I am sure you would agree that most Singaporeans think that food across the Causeway is tastier. It is really true, or is it just another manifestation of the “greener grass” phenomenon?
When Hakka Taste made its grand debut last September, the social media paparazzi were quick to swarm in to digest its story and spread it across the digital grapevine:
“THIRD GENERATION HAKKA YONG TAU FOO FROM BATU PAHAT OPENS!”
The queues quickly form and the hapless hawkers are soon overwhelmed by a tsunami of enthusiastic frontline foodies. The stall would either find itself surfing the wave to success or, as in this case, suffer a wipeout and find itself having to swim out to the deep again, hoping that the next wave will be the one to keep them afloat.
We are presently witnessing a trend where new hawkers are receiving an inordinate level of social media attention shortly after opening their stalls. A lot of them are not ready. Either their dish still needs work or their operations are not streamlined to handle the crowds. Instead of being a boon, this publicity can become a stumbling block from which some may never recover. That is why I prefer to let the hawker have some time to settle in before I visit. Alternatively, if I do visit and perceive that they are still finding their footing, I prefer to offer some feedback and revisit again when they are more settled.

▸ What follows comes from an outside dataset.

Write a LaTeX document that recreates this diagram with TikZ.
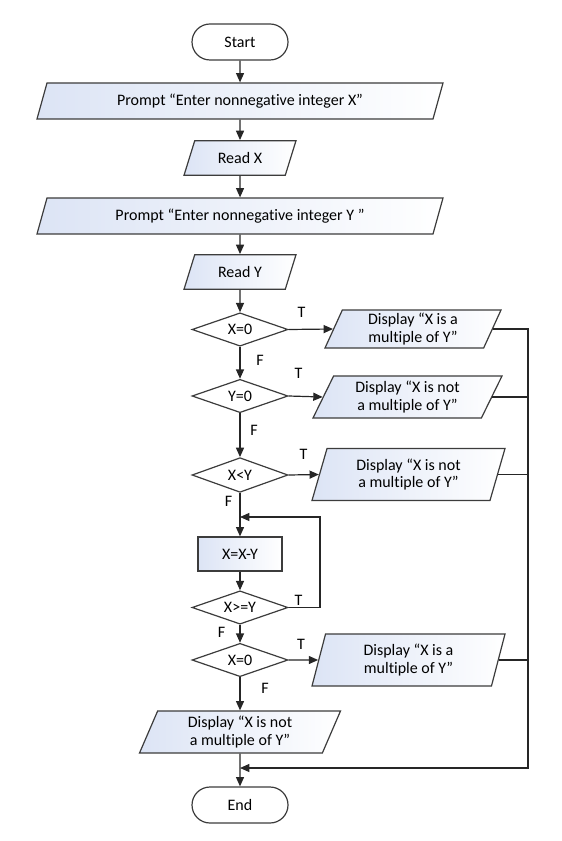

Hakka Taste Sg managed to get a lot of publicity right at the start and was enjoying long queues very quickly. At the time, they were serving the same style of Hakka Yong Tau Foo that was being served in Batu Pahat. But, it turns out that while Singaporeans say we are seeking authenticity, when the experience fails to align with expectations, complaints soon appear on the internet.
“How come the soup is so bland?”
”Hakka Yong Tau Foo is supposed to have meat filling leh!”
Ah Hui from Batu Pahat
According to Ah Hui, a native of Batu Pahat, their initial intention was to faithfully recreate the renowned Yong Tau Foo of his hometown. His boss, Fico, whose father owns the hugely successful Hakka Taste in Batu Pahat had sent him to train for a month at the original stall. He returned to Singapore, determined to recreate the Batu Pahat experience here. However, it appears that authentic Batu Pahat Yong Tau Foo wasn’t what Singaporeans actually wanted!

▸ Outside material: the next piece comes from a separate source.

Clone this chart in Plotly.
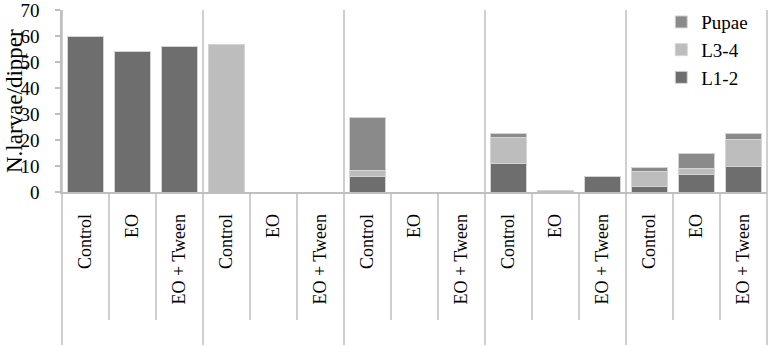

Modified to suit Singaporean taste buds
Soon the initial queues dwindled and the team had to do some soul searching. It was decided that they can’t serve the original soup which is just a very simple salty brine. Instead, they added pork bones and other vegetables so it becomes more robust. Then they started using minced pork filling in some of their items. The Yong Tau Foo that they now serve is quite different from that of the original stall and they are starting to attract more fans at a more sustainable pace.

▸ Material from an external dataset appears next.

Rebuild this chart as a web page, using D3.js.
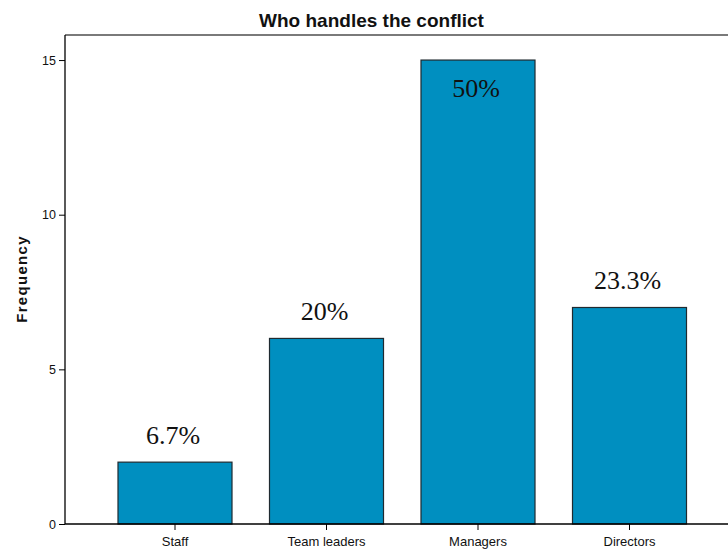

So, folks, here’s the bottom line:
If you have been to Hakka Taste following the initial publicity and thought nothing much of it, it’s time to give them a second chance!
So, is this a Yong Tau Foo that is worth traveling all the way to eat? Perhaps not, but certainly if you are in the area and are looking for Hakka-style Yong Tau Foo and they do have several things that make them stand out from the crowd.
Tau Kee & Noodles are imported from Batu Pahat
The first thing I would draw your attention to is the tau kee which is specially imported from their main stall in Batu Pahat. The fish paste is made from local eel meat and has got a very unique texture and flavor. It tastes a little like ikan keropok lekor and is quite unique. It might come across as a little rubbery at first if you are expecting the usual yellowtail fish paste, but once you know how to appreciate it, it is actually quite tasty.
Their wheat noodles are also imported. They are specially made for their stall in Batu Pahat and do not contain alkali (kee). Although they are good, it isn’t something that I haven’t come across locally. The meat sauce was nice but could be a little more punchy. Overall, it’s not bad, just not exceptional.
Their meatballs, though are quite special. They are made in-house using only lean pork and are molded by hand. Ah Hui tells me that they use only fresh pork and the meat is processed by a machine at the stall. These pork balls are unique as other stalls usually use a mixture of fat and meat to make pork balls. The use of only lean meat gives the pork balls a more toothy texture. The texture is very good but the seasoning could do with a bit more oomph.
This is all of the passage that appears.